Never shy about discussing his Jewish past – he once told reporters he still considered himself to be a Jew and had a “dual affiliation” – Cardinal Lustiger received considerable media attention, which he used to promote interfaith dialogue.
During a question-and-answer session following his March 2006 address in Washington, he said, “It is impossible for a Christian to be a Christian … without the Jewish people.”
Christians and Jews are connected by God and loved by God, he said. “What Christians believe, they got through the Jews,” he said.
Known as a gregarious and outspoken church leader, he was a leading voice for French Catholics.
More than once, the cardinal defended the French bishops’ practice of weighing in on national political matters, explaining in a 1987 interview that the Catholic Church in France has a right to use its “substantial moral credit” in public affairs.
The cardinal repeatedly expressed concern for apparent changes in French society’s values.
He defended church-state separation at a time when France was debating whether to ban religious symbols, including head scarves worn by Muslim women, large Christian crosses and Jewish skullcaps, in public schools.
In September 2003, he urged a government commission not to “disturb a fragile balance” between church and state by allowing religious symbols at schools.

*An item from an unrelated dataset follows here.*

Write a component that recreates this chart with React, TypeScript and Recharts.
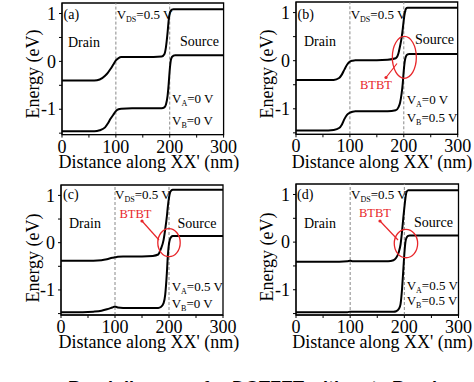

Born in Paris Sept. 17, 1926, to Polish Jews who had emigrated to France, he was given the name Aaron. His family did not practice its faith, but paid for its Jewish identity with the loss of several members during the Holocaust.
The cardinal was spared, however, because a Catholic family in Orleans, France, sheltered him and his sister during the war. In 1940, at age 14, he was baptized and took the name Jean-Marie.
He became the bishop of Orleans nearly 40 years later and was named archbishop of Paris in 1981.
Both appointments surprised French Catholics. Cardinal Lustiger said in a later interview that after he was named to Orleans in 1980, he wrote the pope and suggested he might have made a mistake by elevating a parish priest with Jewish heritage to the head of a diocese.
But the pope would hear none of it. Eventually the two church leaders came to express very similar opinions on issues ranging from the value of prayer to the failures of communism.
Pope John Paul made him a cardinal in 1983.
The French cardinal wrote or edited at least 20 books and was a member of Vatican agencies that deal with bishops, clergy, religious life and Eastern churches.
In 1996, Cardinal Lustiger was received into the French Academy, whose members comprise the country’s literary elite. Membership in the academy, established in 1635, is considered as great an honor as holding a high-ranking government post.
Upon his election to the institution, Cardinal Lustiger said he intended to use his title to draw attention to modern ethical and moral questions, including the problem of supreme evil raised by the Holocaust.